Hey guys! Ever wondered where the concept of a stack data structure actually fits into the real world? In the world of programming, particularly in Java, the stack is one of those fundamental concepts that keeps popping up. It's not just theoretical mumbo jumbo; it's used everywhere. Let's dive into the real-time examples and practical applications of stacks in Java.

What is a Stack?

Before we jump into the examples, let's quickly recap what a stack is. Imagine a stack of plates. You add a plate to the top, and when you need a plate, you take it from the top as well. This is known as the LIFO (Last-In, First-Out) principle. The last element added is the first one to be removed. In programming terms, stacks are abstract data types that support two main operations:

• Push: Adding an element to the top of the stack.
• Pop: Removing the element from the top of the stack.

Stacks also often have other helper operations like peek (to view the top element without removing it) and isEmpty (to check if the stack is empty).

Implementing a Stack in Java

Java provides a built-in Stack class as part of its Collections Framework. While it's readily available, it's worth noting that the Stack class in java.util is a bit older and synchronized, which can lead to performance overhead in multi-threaded environments. For better performance, many developers prefer using ArrayDeque as a stack, which is generally faster.

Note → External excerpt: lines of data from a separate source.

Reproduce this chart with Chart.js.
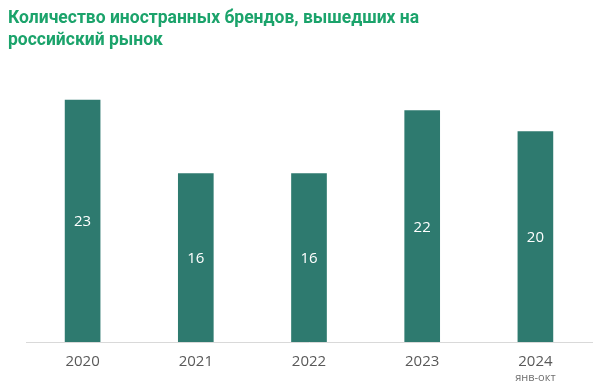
<!DOCTYPE html>
<html>
<head>
<meta charset="utf-8">
<script src="https://cdn.jsdelivr.net/npm/chart.js@4"></script>
<style>
  body { margin: 0; background: #fff; }
  #wrap { position: relative; width: 615px; height: 388px; }
  #title {
    position: absolute; left: 8px; top: 6px;
    font: bold 17.5px Roboto, sans-serif; line-height: 22px;
    color: #1ba36b;
  }
</style>
</head>
<body>
<div id="wrap">
  <canvas id="brandsChart" width="615" height="388"></canvas>
  <div id="title">Количество иностранных брендов, вышедших на<br>российский рынок</div>
</div>
<script>
// данные графика
const years = ['2020', '2021', '2022', '2023', '2024'];
const brandCounts = [23, 16, 16, 22, 20];
const subLabels = ['', '', '', '', 'янв-окт'];

// подписи значений внутри столбцов и подпись под 2024
const barLabels = {
  id: 'barLabels',
  afterDatasetsDraw(chart) {
    const ctx = chart.ctx;
    const meta = chart.getDatasetMeta(0);
    ctx.save();
    ctx.textAlign = 'center';
    ctx.textBaseline = 'middle';
    meta.data.forEach((bar, i) => {
      ctx.fillStyle = '#ffffff';
      ctx.font = '15px "Open Sans"';
      ctx.fillText(String(brandCounts[i]), bar.x, (bar.y + bar.base) / 2 + 1);
      if (subLabels[i]) {
        ctx.fillStyle = '#6f6f6f';
        ctx.font = '11px "Open Sans"';
        ctx.fillText(subLabels[i], bar.x, 378);
      }
    });
    ctx.restore();
  }
};

new Chart(document.getElementById('brandsChart'), {
  type: 'bar',
  data: {
    labels: years,
    datasets: [{
      data: brandCounts,
      backgroundColor: '#2e7a6f',
      barThickness: 35
    }]
  },
  options: {
    responsive: false,
    animation: false,
    layout: { padding: { left: 26, right: 23, top: 79, bottom: 14 } },
    plugins: {
      legend: { display: false },
      tooltip: { enabled: false }
    },
    scales: {
      x: {
        grid: { display: false },
        border: { display: true, color: '#d9d9d9' },
        ticks: { color: '#595959', font: { family: '"Open Sans"', size: 15 }, padding: 3 }
      },
      y: {
        display: false,
        min: 0,
        max: 25
      }
    }
  },
  plugins: [barLabels]
});
</script>
</body>
</html>
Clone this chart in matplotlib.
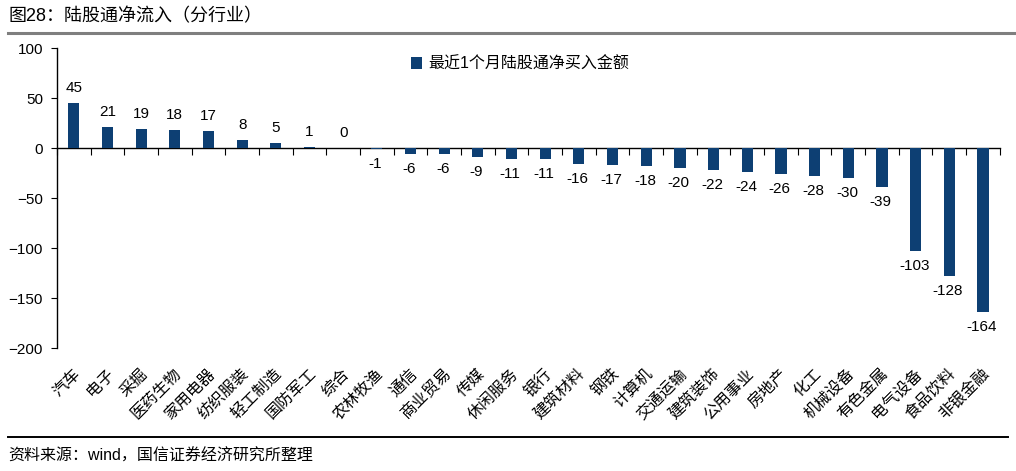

Here’s how you can use the Stack class:

import java.util.Stack;

public class StackExample {
    public static void main(String[] args) {
        Stack<String> plateStack = new Stack<>();

        // Pushing elements onto the stack
        plateStack.push("Plate 1");
        plateStack.push("Plate 2");
        plateStack.push("Plate 3");

        // Peeking at the top element
        System.out.println("Top plate: " + plateStack.peek()); // Output: Plate 3

        // Popping elements from the stack
        System.out.println("Popped: " + plateStack.pop()); // Output: Plate 3
        System.out.println("Popped: " + plateStack.pop()); // Output: Plate 2

        // Checking if the stack is empty
        System.out.println("Is the stack empty? " + plateStack.isEmpty()); // Output: false
    }
}

Alternatively, using ArrayDeque:

import java.util.ArrayDeque;

public class ArrayDequeExample {
    public static void main(String[] args) {
        ArrayDeque<String> plateStack = new ArrayDeque<>();

        // Pushing elements onto the stack
        plateStack.push("Plate 1");
        plateStack.push("Plate 2");
        plateStack.push("Plate 3");

        // Peeking at the top element
        System.out.println("Top plate: " + plateStack.peek());

        // Popping elements from the stack
        System.out.println("Popped: " + plateStack.pop());
        System.out.println("Popped: " + plateStack.pop());

        // Checking if the stack is empty
        System.out.println("Is the stack empty? " + plateStack.isEmpty());
    }
}

Real-Time Examples of Stacks in Java

Okay, enough with the basics. Let's look at where stacks shine in the real world. Understanding these applications will give you a solid grasp of why stacks are so important.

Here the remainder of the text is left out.